---- Source records

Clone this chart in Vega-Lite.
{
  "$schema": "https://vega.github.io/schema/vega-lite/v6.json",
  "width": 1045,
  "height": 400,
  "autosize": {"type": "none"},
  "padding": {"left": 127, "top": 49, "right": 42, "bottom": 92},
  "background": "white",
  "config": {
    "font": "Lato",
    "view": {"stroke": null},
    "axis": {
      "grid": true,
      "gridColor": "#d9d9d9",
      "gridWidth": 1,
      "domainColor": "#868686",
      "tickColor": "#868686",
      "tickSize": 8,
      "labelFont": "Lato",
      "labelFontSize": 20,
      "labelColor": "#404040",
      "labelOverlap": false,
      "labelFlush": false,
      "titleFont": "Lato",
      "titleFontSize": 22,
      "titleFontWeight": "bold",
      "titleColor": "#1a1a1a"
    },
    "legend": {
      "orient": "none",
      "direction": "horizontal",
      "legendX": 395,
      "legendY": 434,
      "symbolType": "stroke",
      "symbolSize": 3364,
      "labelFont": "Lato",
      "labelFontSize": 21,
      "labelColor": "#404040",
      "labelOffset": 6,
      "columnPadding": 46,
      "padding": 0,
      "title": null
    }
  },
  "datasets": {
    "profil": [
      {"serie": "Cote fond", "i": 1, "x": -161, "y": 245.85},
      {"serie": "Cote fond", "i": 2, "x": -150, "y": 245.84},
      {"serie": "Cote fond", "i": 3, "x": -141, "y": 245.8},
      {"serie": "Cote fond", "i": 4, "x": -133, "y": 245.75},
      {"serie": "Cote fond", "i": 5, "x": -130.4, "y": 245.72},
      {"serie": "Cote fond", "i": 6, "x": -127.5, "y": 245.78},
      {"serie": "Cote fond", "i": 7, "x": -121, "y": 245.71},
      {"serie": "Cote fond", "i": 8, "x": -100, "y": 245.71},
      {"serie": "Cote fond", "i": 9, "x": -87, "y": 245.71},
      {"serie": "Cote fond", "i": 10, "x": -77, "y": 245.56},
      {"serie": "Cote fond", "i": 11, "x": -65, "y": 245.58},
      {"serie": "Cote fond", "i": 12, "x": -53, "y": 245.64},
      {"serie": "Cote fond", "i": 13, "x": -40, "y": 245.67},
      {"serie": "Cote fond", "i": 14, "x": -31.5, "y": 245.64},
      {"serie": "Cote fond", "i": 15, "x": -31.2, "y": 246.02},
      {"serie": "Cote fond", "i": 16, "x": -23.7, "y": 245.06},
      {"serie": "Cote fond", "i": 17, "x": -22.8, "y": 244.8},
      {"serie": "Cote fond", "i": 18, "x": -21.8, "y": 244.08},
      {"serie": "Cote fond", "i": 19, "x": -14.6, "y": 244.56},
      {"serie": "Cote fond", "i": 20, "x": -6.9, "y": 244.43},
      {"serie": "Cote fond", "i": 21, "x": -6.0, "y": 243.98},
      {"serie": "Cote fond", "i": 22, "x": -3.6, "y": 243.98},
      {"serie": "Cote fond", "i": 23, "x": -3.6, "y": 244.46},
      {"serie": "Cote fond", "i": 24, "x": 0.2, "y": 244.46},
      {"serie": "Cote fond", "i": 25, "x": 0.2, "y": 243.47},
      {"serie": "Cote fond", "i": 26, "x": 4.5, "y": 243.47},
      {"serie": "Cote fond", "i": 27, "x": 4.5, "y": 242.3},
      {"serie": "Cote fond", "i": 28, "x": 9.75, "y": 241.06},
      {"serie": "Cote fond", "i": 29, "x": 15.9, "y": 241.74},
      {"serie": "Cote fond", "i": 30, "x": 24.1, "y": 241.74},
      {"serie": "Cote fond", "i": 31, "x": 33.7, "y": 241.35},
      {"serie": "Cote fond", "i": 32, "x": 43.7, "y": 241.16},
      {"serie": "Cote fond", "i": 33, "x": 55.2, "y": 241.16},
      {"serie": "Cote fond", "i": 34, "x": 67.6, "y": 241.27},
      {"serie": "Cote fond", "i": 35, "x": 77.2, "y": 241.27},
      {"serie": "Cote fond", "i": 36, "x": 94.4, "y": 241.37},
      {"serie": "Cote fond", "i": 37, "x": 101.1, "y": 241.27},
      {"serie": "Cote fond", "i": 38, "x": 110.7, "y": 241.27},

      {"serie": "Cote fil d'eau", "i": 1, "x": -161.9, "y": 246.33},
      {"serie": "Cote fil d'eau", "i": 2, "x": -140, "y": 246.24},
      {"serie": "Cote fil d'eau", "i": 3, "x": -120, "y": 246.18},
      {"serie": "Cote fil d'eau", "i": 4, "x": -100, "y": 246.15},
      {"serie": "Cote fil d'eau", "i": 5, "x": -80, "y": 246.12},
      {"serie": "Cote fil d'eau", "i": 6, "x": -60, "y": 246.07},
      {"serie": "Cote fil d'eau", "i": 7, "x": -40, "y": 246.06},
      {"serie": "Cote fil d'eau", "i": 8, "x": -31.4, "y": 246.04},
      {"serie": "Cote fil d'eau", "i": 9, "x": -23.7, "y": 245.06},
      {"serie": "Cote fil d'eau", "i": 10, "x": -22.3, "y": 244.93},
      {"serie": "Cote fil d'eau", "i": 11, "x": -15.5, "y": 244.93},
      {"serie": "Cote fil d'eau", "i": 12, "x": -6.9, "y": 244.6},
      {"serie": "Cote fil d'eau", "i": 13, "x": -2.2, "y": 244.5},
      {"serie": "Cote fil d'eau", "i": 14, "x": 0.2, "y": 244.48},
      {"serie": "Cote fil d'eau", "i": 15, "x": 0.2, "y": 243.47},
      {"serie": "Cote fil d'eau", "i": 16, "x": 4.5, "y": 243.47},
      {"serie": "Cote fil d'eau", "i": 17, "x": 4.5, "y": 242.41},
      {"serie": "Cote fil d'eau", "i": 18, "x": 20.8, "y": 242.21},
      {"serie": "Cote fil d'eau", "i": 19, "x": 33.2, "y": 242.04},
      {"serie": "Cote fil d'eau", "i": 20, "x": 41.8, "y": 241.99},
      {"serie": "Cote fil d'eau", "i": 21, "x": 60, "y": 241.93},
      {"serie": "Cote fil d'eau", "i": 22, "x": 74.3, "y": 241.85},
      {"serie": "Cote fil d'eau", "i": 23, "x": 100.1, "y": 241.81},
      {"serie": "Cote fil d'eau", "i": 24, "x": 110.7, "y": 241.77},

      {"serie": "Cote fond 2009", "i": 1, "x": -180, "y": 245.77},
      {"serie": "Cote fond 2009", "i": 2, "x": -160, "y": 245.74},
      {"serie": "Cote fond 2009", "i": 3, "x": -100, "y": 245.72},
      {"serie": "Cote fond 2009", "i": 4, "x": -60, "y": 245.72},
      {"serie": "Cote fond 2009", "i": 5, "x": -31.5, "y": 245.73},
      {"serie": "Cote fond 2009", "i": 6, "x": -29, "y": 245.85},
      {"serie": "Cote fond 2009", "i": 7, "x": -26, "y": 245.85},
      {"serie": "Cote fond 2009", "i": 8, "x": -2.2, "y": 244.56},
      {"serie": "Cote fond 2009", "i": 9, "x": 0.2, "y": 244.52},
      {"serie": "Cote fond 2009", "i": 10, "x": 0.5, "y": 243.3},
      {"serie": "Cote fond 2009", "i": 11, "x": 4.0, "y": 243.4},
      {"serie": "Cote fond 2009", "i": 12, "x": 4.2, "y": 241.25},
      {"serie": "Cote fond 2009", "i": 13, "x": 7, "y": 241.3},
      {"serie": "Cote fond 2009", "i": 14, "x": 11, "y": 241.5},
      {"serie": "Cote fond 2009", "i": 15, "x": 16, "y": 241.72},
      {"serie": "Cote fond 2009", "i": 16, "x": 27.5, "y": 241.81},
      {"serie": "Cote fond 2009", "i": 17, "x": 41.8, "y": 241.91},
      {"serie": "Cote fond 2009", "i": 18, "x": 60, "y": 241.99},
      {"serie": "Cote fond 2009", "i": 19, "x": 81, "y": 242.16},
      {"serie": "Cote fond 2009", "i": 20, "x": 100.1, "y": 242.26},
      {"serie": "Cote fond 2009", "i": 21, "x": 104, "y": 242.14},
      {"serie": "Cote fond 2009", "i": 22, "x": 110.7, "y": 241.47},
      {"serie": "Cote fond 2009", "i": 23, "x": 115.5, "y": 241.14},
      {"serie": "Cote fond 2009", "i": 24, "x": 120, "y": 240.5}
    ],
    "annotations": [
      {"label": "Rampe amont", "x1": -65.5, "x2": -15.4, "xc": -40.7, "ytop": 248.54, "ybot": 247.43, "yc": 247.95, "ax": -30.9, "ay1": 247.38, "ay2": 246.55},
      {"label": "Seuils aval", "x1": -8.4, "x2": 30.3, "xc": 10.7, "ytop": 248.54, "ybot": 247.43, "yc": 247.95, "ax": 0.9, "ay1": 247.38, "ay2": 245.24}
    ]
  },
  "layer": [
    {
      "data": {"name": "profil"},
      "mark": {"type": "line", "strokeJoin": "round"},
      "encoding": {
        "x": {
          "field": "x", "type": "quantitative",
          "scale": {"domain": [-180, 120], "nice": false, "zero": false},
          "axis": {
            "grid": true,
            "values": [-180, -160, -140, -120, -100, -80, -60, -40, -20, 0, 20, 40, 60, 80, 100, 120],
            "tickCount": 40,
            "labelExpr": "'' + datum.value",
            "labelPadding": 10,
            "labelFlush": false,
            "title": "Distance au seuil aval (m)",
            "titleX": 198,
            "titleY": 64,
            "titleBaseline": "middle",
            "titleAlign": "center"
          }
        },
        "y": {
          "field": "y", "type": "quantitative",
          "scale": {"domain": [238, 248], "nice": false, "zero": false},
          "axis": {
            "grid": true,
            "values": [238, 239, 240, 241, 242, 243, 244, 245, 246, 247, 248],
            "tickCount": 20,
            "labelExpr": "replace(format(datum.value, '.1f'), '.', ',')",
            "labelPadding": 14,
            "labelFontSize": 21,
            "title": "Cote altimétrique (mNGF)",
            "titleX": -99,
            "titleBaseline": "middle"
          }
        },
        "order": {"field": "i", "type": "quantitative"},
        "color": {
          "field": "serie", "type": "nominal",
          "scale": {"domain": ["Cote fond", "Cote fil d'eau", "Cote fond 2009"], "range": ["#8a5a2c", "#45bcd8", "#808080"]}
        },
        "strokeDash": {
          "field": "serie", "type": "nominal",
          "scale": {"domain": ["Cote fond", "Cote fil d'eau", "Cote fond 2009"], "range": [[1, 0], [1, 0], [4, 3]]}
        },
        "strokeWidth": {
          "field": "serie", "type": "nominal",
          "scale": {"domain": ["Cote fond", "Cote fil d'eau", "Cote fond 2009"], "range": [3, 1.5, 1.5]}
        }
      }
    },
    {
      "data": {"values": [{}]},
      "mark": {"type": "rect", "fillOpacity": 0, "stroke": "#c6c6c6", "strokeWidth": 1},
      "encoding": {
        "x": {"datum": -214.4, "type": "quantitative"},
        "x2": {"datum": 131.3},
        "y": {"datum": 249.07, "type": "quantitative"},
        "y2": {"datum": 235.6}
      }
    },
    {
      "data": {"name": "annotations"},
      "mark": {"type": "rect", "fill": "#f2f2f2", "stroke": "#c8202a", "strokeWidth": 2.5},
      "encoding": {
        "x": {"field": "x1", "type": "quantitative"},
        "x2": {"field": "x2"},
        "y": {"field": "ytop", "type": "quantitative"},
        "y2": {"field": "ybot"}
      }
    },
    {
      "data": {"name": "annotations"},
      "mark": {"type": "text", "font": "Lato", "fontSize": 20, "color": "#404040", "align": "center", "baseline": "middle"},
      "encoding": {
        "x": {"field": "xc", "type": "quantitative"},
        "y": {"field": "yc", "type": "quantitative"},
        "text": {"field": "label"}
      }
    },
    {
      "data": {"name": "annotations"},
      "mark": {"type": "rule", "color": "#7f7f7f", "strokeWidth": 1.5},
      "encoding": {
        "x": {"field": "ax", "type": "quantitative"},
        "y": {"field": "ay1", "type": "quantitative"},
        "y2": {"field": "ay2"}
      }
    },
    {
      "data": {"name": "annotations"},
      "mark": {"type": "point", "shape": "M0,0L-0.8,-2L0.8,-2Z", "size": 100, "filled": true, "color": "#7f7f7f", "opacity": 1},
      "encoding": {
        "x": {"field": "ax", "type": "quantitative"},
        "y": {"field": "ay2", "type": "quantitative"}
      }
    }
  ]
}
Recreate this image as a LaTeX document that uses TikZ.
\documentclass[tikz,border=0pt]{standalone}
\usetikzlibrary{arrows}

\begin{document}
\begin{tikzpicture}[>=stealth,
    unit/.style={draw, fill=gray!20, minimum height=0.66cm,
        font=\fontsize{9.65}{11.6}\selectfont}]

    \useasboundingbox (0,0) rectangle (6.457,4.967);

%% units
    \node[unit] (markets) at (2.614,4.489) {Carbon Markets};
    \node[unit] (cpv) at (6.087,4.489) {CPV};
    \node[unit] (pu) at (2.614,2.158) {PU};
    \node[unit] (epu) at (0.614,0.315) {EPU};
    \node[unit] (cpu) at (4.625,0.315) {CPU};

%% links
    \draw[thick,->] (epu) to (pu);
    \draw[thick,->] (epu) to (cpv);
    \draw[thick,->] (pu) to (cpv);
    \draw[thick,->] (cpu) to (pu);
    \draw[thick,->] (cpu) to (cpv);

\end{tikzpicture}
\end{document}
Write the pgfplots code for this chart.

--------

What you will do: Extract all lines containing the word "this".

Written response:
Clone this chart in Vega-Lite.
Recreate this image as a LaTeX document that uses TikZ.
Write the pgfplots code for this chart.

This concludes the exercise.